Now, we substitute the value of $$9^4$$ back into the original expression.
The expression becomes $$(6561)^{-3}$$.
The exponent here is -3. A negative exponent indicates a reciprocal. Specifically, $$A^{-B}$$ means $$\frac{1}{A^B}$$.
So, $$(6561)^{-3}$$ means $$\frac{1}{6561^3}$$.

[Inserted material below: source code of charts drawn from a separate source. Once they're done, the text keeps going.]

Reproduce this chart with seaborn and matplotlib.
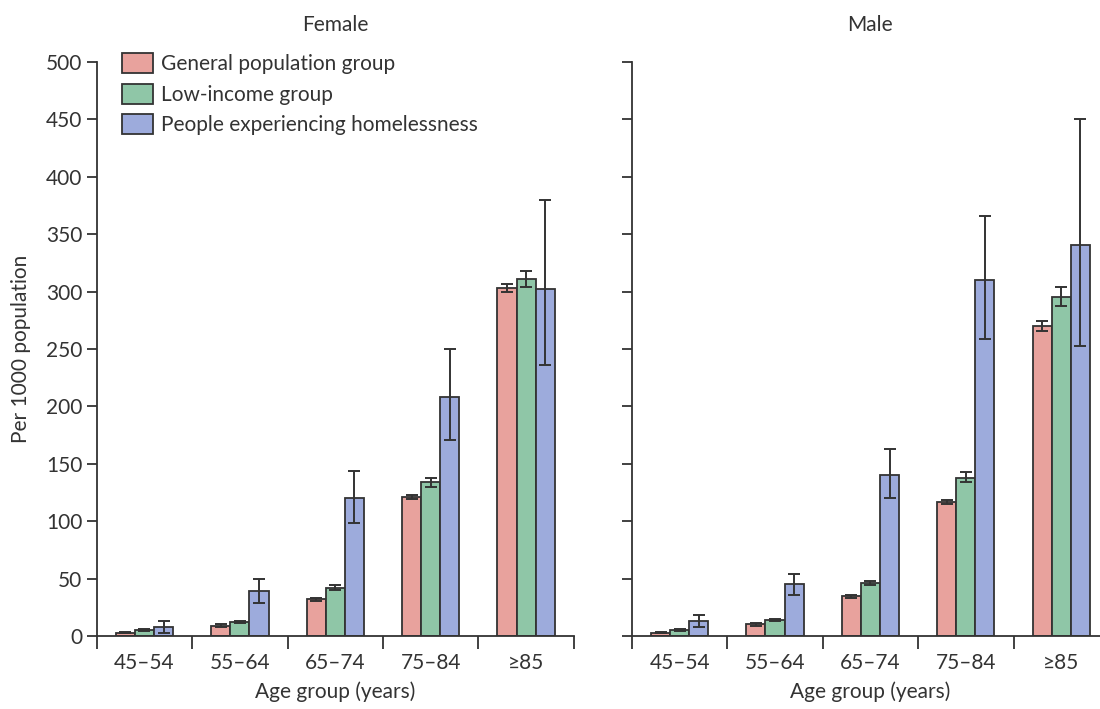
import pandas as pd
import numpy as np
import matplotlib.pyplot as plt
import seaborn as sns

# data (per 1000 population)
ages = ['45–54', '55–64', '65–74', '75–84', '≥85']
groups = ['General population group', 'Low-income group', 'People experiencing homelessness']
colors = ['#E8A29D', '#8FC6A7', '#9DABDC']

female_general = [3, 9, 32, 121, 303]
female_general_lo = [2.5, 8, 30.5, 119, 300]
female_general_hi = [3.5, 10, 33.5, 123, 306.5]
female_lowinc = [5, 12, 42, 134, 311]
female_lowinc_lo = [4, 11, 40, 130, 304]
female_lowinc_hi = [6, 13, 44, 138, 318]
female_homeless = [8, 39, 120, 208, 302]
female_homeless_lo = [3, 29, 98, 171, 236]
female_homeless_hi = [13, 50, 144, 250, 380]

male_general = [3, 10, 35, 117, 270]
male_general_lo = [2.5, 9, 33, 115, 266]
male_general_hi = [3.5, 11, 36, 118.5, 274]
male_lowinc = [5, 14, 46, 138, 295]
male_lowinc_lo = [4, 13, 44, 134, 287]
male_lowinc_hi = [6, 15, 48, 143, 304]
male_homeless = [13, 45, 140, 310, 341]
male_homeless_lo = [8, 36, 120, 259, 253]
male_homeless_hi = [18, 54, 163, 366, 450]

sns.set_style('white')
plt.rcParams['font.family'] = ['Lato', 'DejaVu Sans']
plt.rcParams['axes.edgecolor'] = '#333333'
plt.rcParams['xtick.color'] = '#333333'
plt.rcParams['ytick.color'] = '#333333'
plt.rcParams['text.color'] = '#333333'
plt.rcParams['axes.labelcolor'] = '#333333'

panels = {
    'Female': ([female_general, female_lowinc, female_homeless],
               [female_general_lo, female_lowinc_lo, female_homeless_lo],
               [female_general_hi, female_lowinc_hi, female_homeless_hi]),
    'Male': ([male_general, male_lowinc, male_homeless],
             [male_general_lo, male_lowinc_lo, male_homeless_lo],
             [male_general_hi, male_lowinc_hi, male_homeless_hi]),
}

fig = plt.figure(figsize=(11, 7.09), dpi=100)
ax1 = fig.add_axes([0.088, 0.103, 0.4336, 0.8096])
ax2 = fig.add_axes([0.5745, 0.103, 0.4336, 0.8096])

for ax, (sex, (vals, los, his)) in zip([ax1, ax2], panels.items()):
    rows = []
    for g, v in zip(groups, vals):
        for a, y in zip(ages, v):
            rows.append({'Age': a, 'Group': g, 'Value': y})
    df = pd.DataFrame(rows)
    sns.barplot(data=df, x='Age', y='Value', hue='Group', order=ages, hue_order=groups,
                palette=colors, width=0.6, errorbar=None, edgecolor='#333333',
                linewidth=1.3, saturation=1, ax=ax, legend=(sex == 'Female'))
    for cont, lo, hi in zip(ax.containers, los, his):
        xs = [b.get_x() + b.get_width() / 2 for b in cont]
        hts = [b.get_height() for b in cont]
        yerr = [np.array(hts) - np.array(lo), np.array(hi) - np.array(hts)]
        ax.errorbar(xs, hts, yerr=yerr, fmt='none', ecolor='#333333',
                    elinewidth=1.4, capsize=4.5, capthick=1.4, zorder=5)

    ax.set_ylim(0, 500)
    ax.set_xlim(-0.5, 4.5)
    ax.set_yticks(range(0, 501, 50))
    ax.set_xticks(np.arange(-0.5, 5, 1))
    ax.set_xticklabels([])
    ax.set_xticks(range(5), minor=True)
    ax.set_xticklabels(ages, minor=True, fontsize=15)
    ax.tick_params(axis='x', which='minor', length=0, pad=12)
    ax.tick_params(axis='both', which='major', length=7, width=1.3, direction='out',
                   labelsize=15)
    ax.tick_params(axis='x', which='major', length=9)
    ax.tick_params(left=True, bottom=True)
    for s in ['top', 'right']:
        ax.spines[s].set_visible(False)
    for s in ['left', 'bottom']:
        ax.spines[s].set_linewidth(1.3)
    ax.set_xlabel('Age group (years)', fontsize=15, labelpad=6)
    ax.set_title(sex, fontsize=15, pad=22)

ax1.set_ylabel('Per 1000 population', fontsize=15, labelpad=11)
ax2.set_ylabel('')
ax2.set_yticklabels([])

leg = ax1.legend(loc='upper left', bbox_to_anchor=(0.035, 1.03), frameon=False,
                 fontsize=15, handlelength=1.5, handleheight=1.1, labelspacing=0.45,
                 handletextpad=0.4, borderaxespad=0)
for h in leg.legend_handles:
    h.set_edgecolor('#333333')
    h.set_linewidth(1.3)

fig.savefig('out.png', dpi=100)
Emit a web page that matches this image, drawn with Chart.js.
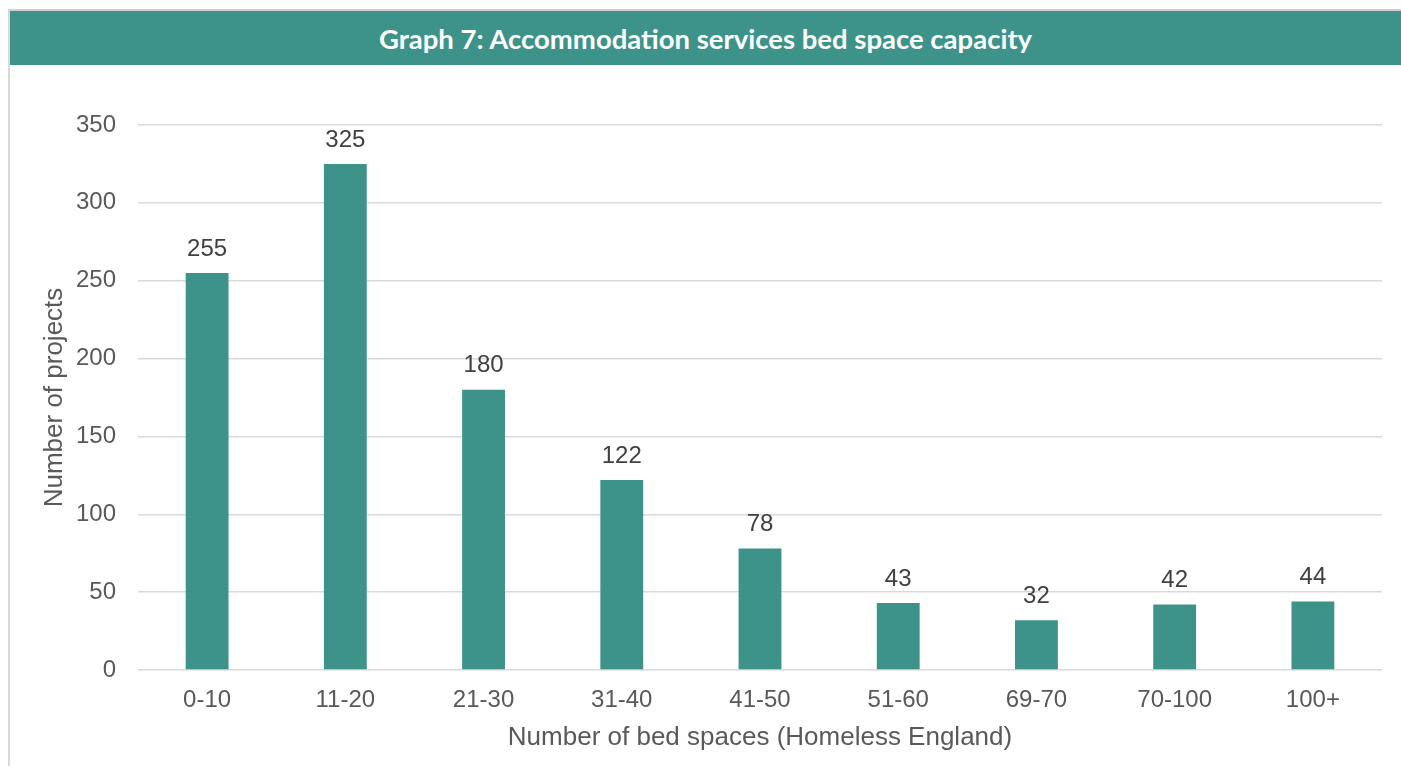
<!DOCTYPE html>
<html>
<head>
<meta charset="utf-8">
<script src="https://cdn.jsdelivr.net/npm/chart.js@4"></script>
<style>
  html, body { margin: 0; padding: 0; background: #ffffff; }
  body { width: 1401px; height: 766px; position: relative; overflow: hidden; }
  #frame { position: absolute; left: 8px; top: 9px; width: 1400px; height: 760px;
           border-left: 2px solid #d9d9d9; border-top: 2px solid #d0d0d0; box-sizing: border-box; }
  #banner { position: absolute; left: 10px; top: 11px; width: 1391px; height: 54px;
            background: #3d9389; color: #ffffff; font-family: "Lato", "Open Sans", sans-serif;
            font-weight: bold; font-size: 27.5px; line-height: 56px; text-align: center; }
  #wrap { position: absolute; left: 10px; top: 66px; width: 1391px; height: 700px; }
</style>
</head>
<body>
<div id="frame"></div>
<div id="banner">Graph 7: Accommodation services bed space capacity</div>
<div id="wrap"><canvas id="c"></canvas></div>
<script>
const categories = ["0-10", "11-20", "21-30", "31-40", "41-50", "51-60", "69-70", "70-100", "100+"];
const projectCounts = [255, 325, 180, 122, 78, 43, 32, 42, 44];
const yTickMax = 350;
const yTickStep = 50;
const xAxisTitle = "Number of bed spaces (Homeless England)";
const yAxisTitle = "Number of projects";

const barColor = "#3d9389";
const textColor = "#595959";
const fontFamily = "'Liberation Sans', Arial, sans-serif";

const valueLabels = {
  id: "valueLabels",
  afterDatasetsDraw(chart) {
    const ctx = chart.ctx;
    const meta = chart.getDatasetMeta(0);
    ctx.save();
    ctx.font = "24px " + fontFamily;
    ctx.fillStyle = "#404040";
    ctx.textAlign = "center";
    ctx.textBaseline = "bottom";
    meta.data.forEach((bar, i) => {
      ctx.fillText(String(chart.data.datasets[0].data[i]), bar.x, bar.y - 12);
    });
    ctx.restore();
  }
};

new Chart(document.getElementById("c"), {
  type: "bar",
  data: {
    labels: categories,
    datasets: [{
      data: projectCounts,
      backgroundColor: barColor,
      borderWidth: 0,
      barPercentage: 0.31,
      categoryPercentage: 1.0
    }]
  },
  options: {
    responsive: true,
    maintainAspectRatio: false,
    animation: false,
    layout: { padding: { left: 0, right: 19, top: 59, bottom: 0 } },
    plugins: { legend: { display: false }, tooltip: { enabled: false } },
    scales: {
      x: {
        grid: { display: false, drawTicks: false },
        border: { display: false },
        ticks: { color: textColor, padding: 16, font: { family: fontFamily, size: 24 } },
        title: { display: true, text: xAxisTitle, color: textColor,
                 font: { family: fontFamily, size: 26, lineHeight: 1 },
                 padding: { top: 0, bottom: 15 } },
        afterFit(scale) { scale.height = 96; }
      },
      y: {
        min: 0, max: yTickMax,
        grid: { color: "#d9d9d9", lineWidth: 1.5, drawTicks: false },
        border: { display: false },
        ticks: { stepSize: yTickStep, color: textColor, padding: 22,
                 font: { family: fontFamily, size: 24 } },
        title: { display: true, text: yAxisTitle, color: textColor,
                 font: { family: fontFamily, size: 26, lineHeight: 1 },
                 padding: { top: 32, bottom: 0 } },
        afterFit(scale) { scale.width = 128; }
      }
    }
  },
  plugins: [valueLabels]
});
</script>
</body>
</html>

**step4** Evaluating the denominator

Next, we need to evaluate the term in the denominator, which is $$6561^3$$.
This means 6561 multiplied by itself 3 times:
$$6561^3 = 6561 \times 6561 \times 6561$$
Since we know that $$6561$$ is equivalent to $$9^4$$, we can substitute $$9^4$$ back into this expression:
$$6561^3 = (9^4)^3$$
This means we are multiplying $$9^4$$ by itself 3 times:
$$(9^4)^3 = 9^4 \times 9^4 \times 9^4$$
Expanding each $$9^4$$ as a product of nines, we get:
$$(9^4)^3 = (9 \times 9 \times 9 \times 9) \times (9 \times 9 \times 9 \times 9) \times (9 \times 9 \times 9 \times 9)$$
By counting all the times the number 9 appears in this multiplication, we see there are 4 nines from the first group, 4 nines from the second group, and 4 nines from the third group.
In total, there are $$4 + 4 + 4 = 12$$ nines being multiplied together.
Therefore, $$(9^4)^3 = 9^{12}$$.

**step5** Final evaluation

Combining the results from the previous steps, we found that:
$$(9^4)^{-3} = \frac{1}{(9^4)^3}$$
And we determined that $$(9^4)^3$$ simplifies to $$9^{12}$$.
Substituting this into our fraction, the fully evaluated expression is:
$$(9^4)^{-3} = \frac{1}{9^{12}}$$
The problem asks for evaluation, and leaving the answer in this exponential form is the most appropriate and simplified way, as calculating the very large numerical value of $$9^{12}$$ is not typically required in such problems.